══ Dataset ══
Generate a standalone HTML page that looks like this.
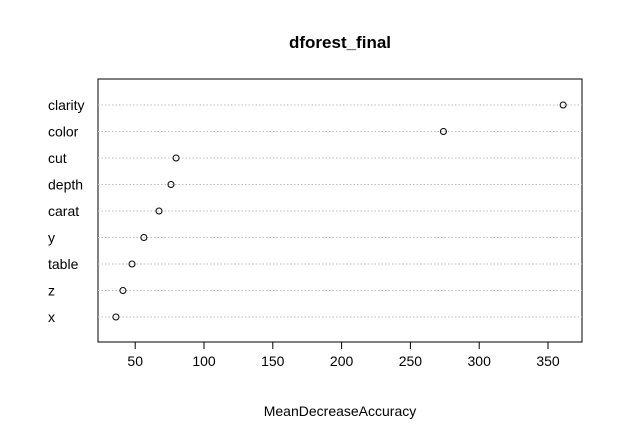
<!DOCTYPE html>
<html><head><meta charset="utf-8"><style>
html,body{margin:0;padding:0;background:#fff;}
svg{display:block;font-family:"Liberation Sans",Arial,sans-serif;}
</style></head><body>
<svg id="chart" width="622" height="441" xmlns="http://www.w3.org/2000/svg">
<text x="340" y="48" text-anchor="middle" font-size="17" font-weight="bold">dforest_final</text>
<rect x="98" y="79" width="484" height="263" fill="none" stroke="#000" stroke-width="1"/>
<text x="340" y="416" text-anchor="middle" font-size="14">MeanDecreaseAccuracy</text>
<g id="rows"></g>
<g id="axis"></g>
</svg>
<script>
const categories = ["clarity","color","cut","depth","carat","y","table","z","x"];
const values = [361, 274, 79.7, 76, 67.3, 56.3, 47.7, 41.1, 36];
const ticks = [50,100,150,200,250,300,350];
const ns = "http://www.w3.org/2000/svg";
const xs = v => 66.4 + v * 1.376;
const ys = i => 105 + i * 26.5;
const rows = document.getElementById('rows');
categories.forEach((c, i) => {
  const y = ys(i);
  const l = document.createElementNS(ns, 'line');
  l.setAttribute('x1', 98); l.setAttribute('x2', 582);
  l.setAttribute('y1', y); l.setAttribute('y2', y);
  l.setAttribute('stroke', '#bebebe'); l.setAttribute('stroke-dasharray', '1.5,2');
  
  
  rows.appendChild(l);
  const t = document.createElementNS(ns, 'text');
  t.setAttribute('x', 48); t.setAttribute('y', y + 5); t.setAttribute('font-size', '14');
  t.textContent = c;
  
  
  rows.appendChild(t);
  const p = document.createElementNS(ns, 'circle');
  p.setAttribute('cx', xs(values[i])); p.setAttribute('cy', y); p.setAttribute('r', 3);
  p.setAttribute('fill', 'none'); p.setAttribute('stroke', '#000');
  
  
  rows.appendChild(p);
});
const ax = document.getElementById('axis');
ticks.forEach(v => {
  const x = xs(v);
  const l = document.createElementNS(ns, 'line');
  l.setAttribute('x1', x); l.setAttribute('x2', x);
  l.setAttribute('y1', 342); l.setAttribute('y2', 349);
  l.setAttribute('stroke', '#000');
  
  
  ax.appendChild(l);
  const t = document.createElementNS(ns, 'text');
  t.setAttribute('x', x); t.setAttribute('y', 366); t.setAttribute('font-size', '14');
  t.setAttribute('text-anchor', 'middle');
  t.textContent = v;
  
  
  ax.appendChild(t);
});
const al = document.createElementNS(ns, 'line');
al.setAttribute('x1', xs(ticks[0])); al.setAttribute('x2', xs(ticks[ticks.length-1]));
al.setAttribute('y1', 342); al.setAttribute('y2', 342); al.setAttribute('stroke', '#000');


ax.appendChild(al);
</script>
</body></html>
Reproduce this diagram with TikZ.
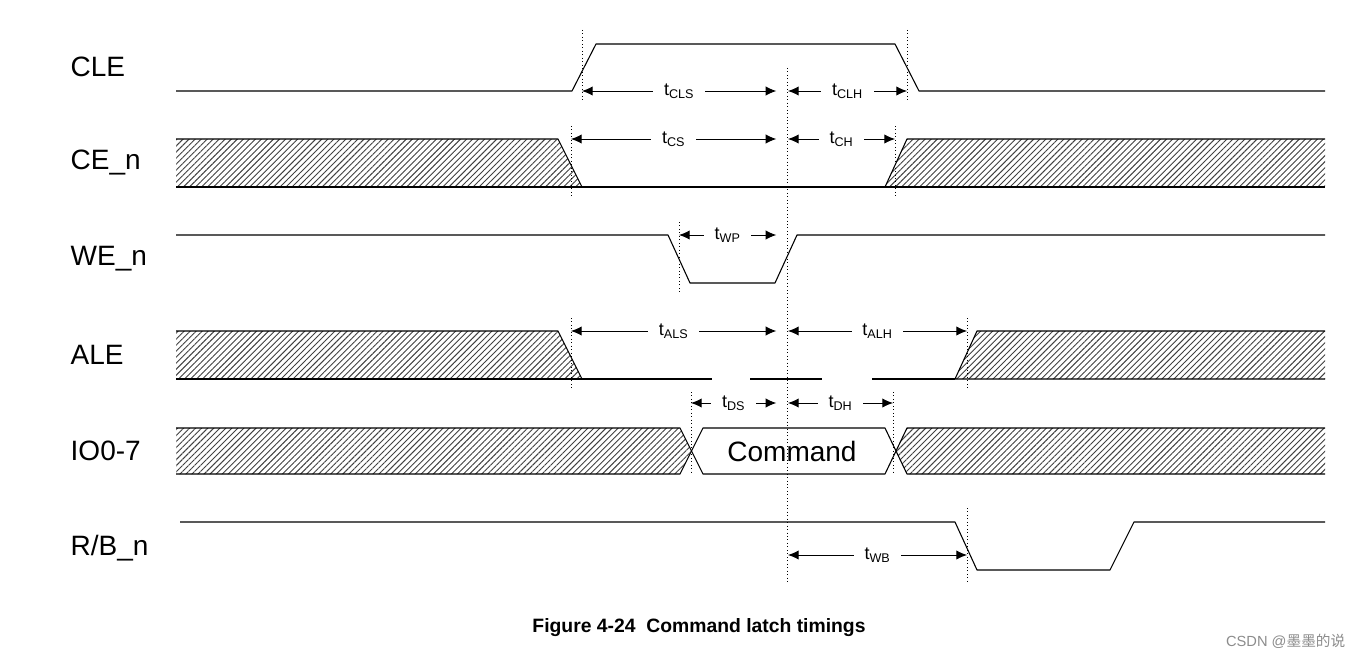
═══
## What you have to do
Using the material above, retype each entry exactly and omit the pictures.

## Finished answer
Generate a standalone HTML page that looks like this.
<!DOCTYPE html>
<html><head><meta charset="utf-8"><style>
html,body{margin:0;padding:0;background:#fff;}
svg{display:block;font-family:"Liberation Sans",Arial,sans-serif;}
</style></head><body>
<svg id="chart" width="622" height="441" xmlns="http://www.w3.org/2000/svg">
<text x="340" y="48" text-anchor="middle" font-size="17" font-weight="bold">dforest_final</text>
<rect x="98" y="79" width="484" height="263" fill="none" stroke="#000" stroke-width="1"/>
<text x="340" y="416" text-anchor="middle" font-size="14">MeanDecreaseAccuracy</text>
<g id="rows"></g>
<g id="axis"></g>
</svg>
<script>
const categories = ["clarity","color","cut","depth","carat","y","table","z","x"];
const values = [361, 274, 79.7, 76, 67.3, 56.3, 47.7, 41.1, 36];
const ticks = [50,100,150,200,250,300,350];
const ns = "http://www.w3.org/2000/svg";
const xs = v => 66.4 + v * 1.376;
const ys = i => 105 + i * 26.5;
const rows = document.getElementById('rows');
categories.forEach((c, i) => {
  const y = ys(i);
  const l = document.createElementNS(ns, 'line');
  l.setAttribute('x1', 98); l.setAttribute('x2', 582);
  l.setAttribute('y1', y); l.setAttribute('y2', y);
  l.setAttribute('stroke', '#bebebe'); l.setAttribute('stroke-dasharray', '1.5,2');
  
  
  rows.appendChild(l);
  const t = document.createElementNS(ns, 'text');
  t.setAttribute('x', 48); t.setAttribute('y', y + 5); t.setAttribute('font-size', '14');
  t.textContent = c;
  
  
  rows.appendChild(t);
  const p = document.createElementNS(ns, 'circle');
  p.setAttribute('cx', xs(values[i])); p.setAttribute('cy', y); p.setAttribute('r', 3);
  p.setAttribute('fill', 'none'); p.setAttribute('stroke', '#000');
  
  
  rows.appendChild(p);
});
const ax = document.getElementById('axis');
ticks.forEach(v => {
  const x = xs(v);
  const l = document.createElementNS(ns, 'line');
  l.setAttribute('x1', x); l.setAttribute('x2', x);
  l.setAttribute('y1', 342); l.setAttribute('y2', 349);
  l.setAttribute('stroke', '#000');
  
  
  ax.appendChild(l);
  const t = document.createElementNS(ns, 'text');
  t.setAttribute('x', x); t.setAttribute('y', 366); t.setAttribute('font-size', '14');
  t.setAttribute('text-anchor', 'middle');
  t.textContent = v;
  
  
  ax.appendChild(t);
});
const al = document.createElementNS(ns, 'line');
al.setAttribute('x1', xs(ticks[0])); al.setAttribute('x2', xs(ticks[ticks.length-1]));
al.setAttribute('y1', 342); al.setAttribute('y2', 342); al.setAttribute('stroke', '#000');


ax.appendChild(al);
</script>
</body></html>
Reproduce this diagram with TikZ.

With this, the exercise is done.